Economie
Les débats sur la loi Pacte vont-ils se terminer un jour ? Voté en première lecture par l’Assemblée en octobre, puis retoqué par le Sénat en février, le projet de loi gigantesque sur les entreprises (plus de 200 articles) est reparti pour un nouveau tour législatif cette semaine. Jeudi, les députés l’ont à nouveau adopté (47 voix pour, 24 contre), avant de le renvoyer au Sénat, qui risque de le rejeter une nouvelle fois… Au coeur du désaccord, il y a le devenir d’Aéroports de Paris (ADP).
De beaux dividendes
ADP gère les deux plus gros aéroports français, Roissy-Charles-de-Gaulle et Orly, et affiche une capitalisation boursière de presque 17 milliards d’euros. L’Etat y est majoritaire, car la loi lui interdit pour l’instant de descendre en dessous de 50 % du capital.
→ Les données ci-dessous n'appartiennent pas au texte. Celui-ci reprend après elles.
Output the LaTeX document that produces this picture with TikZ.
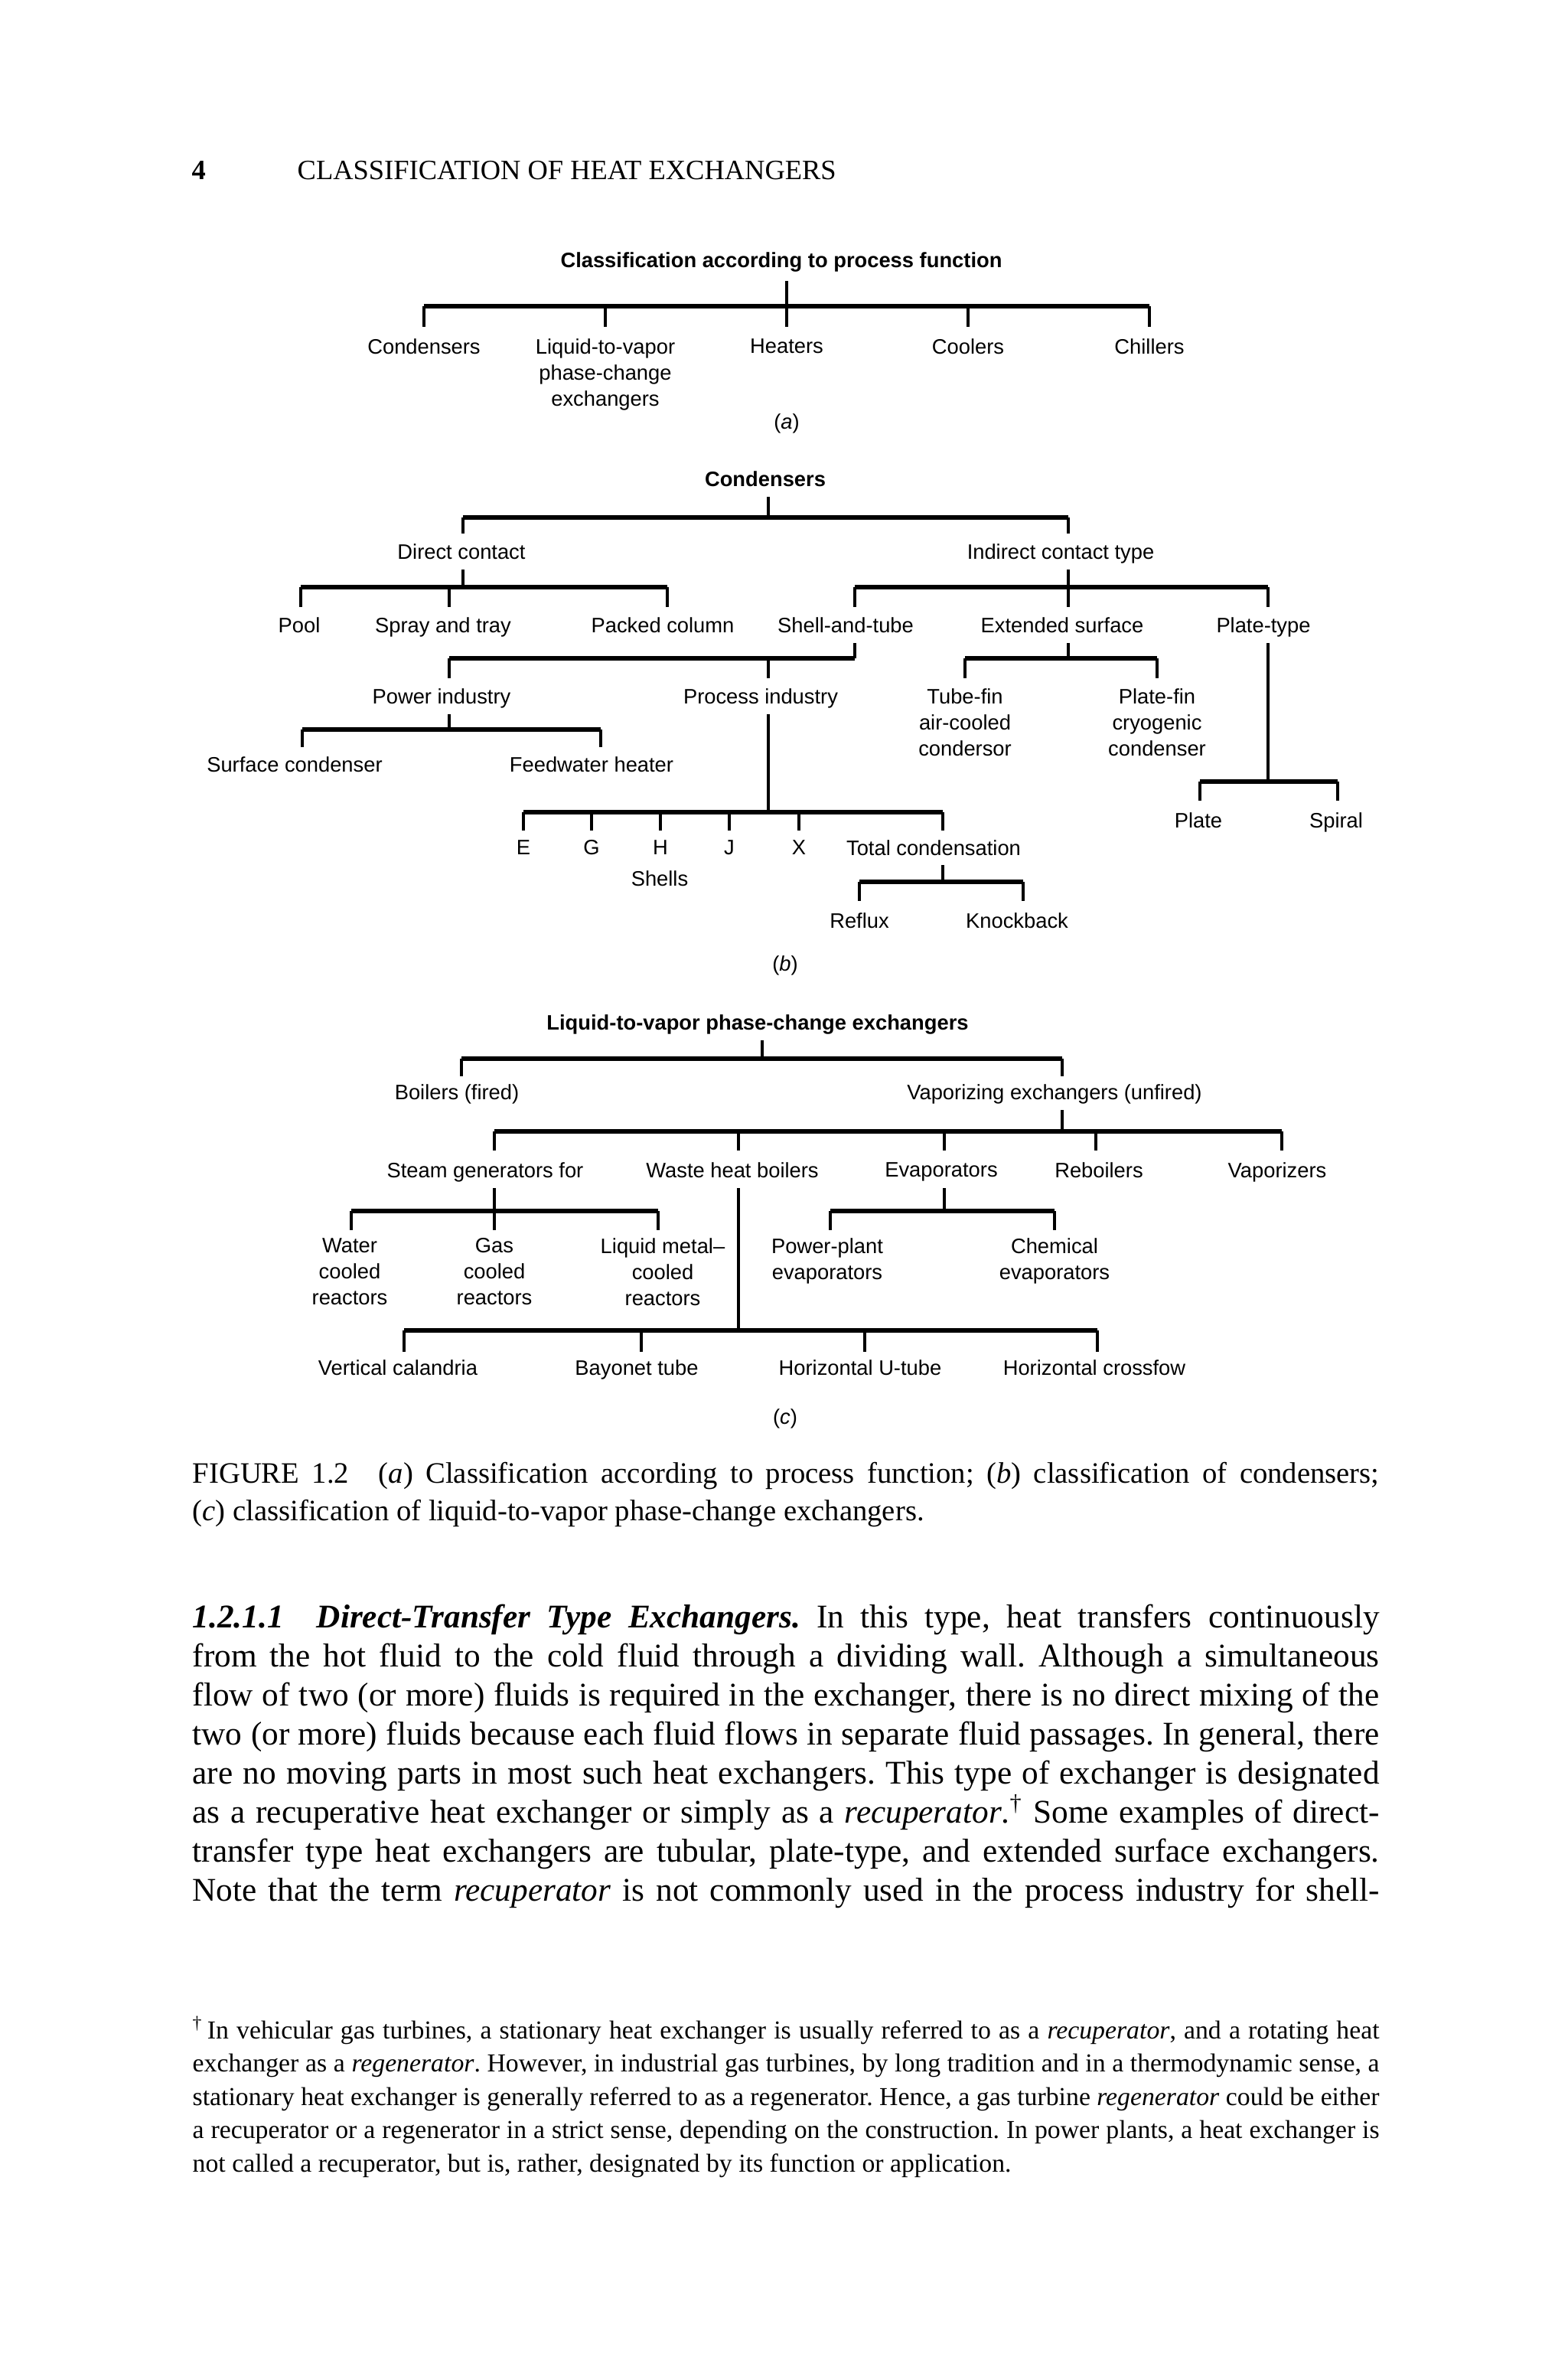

La nouvelle loi Pacte ferait sauter cette contrainte, ce qui ouvrirait de facto la voie à une possible privatisation. Le gouvernement veut utiliser l’argent qui en serait dégagé pour alimenter un « fonds pour l’innovation » de 10 milliards d’euros. L’autre intérêt immédiat de la privatisation, pour l’exécutif, c’est de pouvoir faire baisser la dette publique sans tailler dans les dépenses.
Fait assez rare, la droite comme la gauche critiquent la volonté du gouvernement de vendre ADP. Les socialistes s’interrogent, par exemple, sur la justification financière de l’opération. Ils notent qu’ADP permet de générer pour l’Etat « 175 millions d’euros de dividendes, en constante progression », qui « pourraient être consacrés au financement de l’innovation mais qui iront dans la poche des investisseurs privés ». Les opposants rappellent aussi la privatisation ratée de l’aéroport de Toulouse. Le groupe chinois qui en est devenu l’actionnaire principal en 2014 manquait d’expérience aéroportuaire, notamment. Lundi, le rapporteur public de la cour administrative d’appel de Paris a recommandé l’annulation de la privatisation partielle. Se voulant rassurant, le gouvernement a promis, par exemple, que l’Etat garderait la main sur les tarifs aéroportuaires, «contrairement à ce que l’on voit pour les autoroutes». Il ne parle plus non plus d’une privatisation, mais d’une concession d’ADP pour une durée de soixante-dix ans.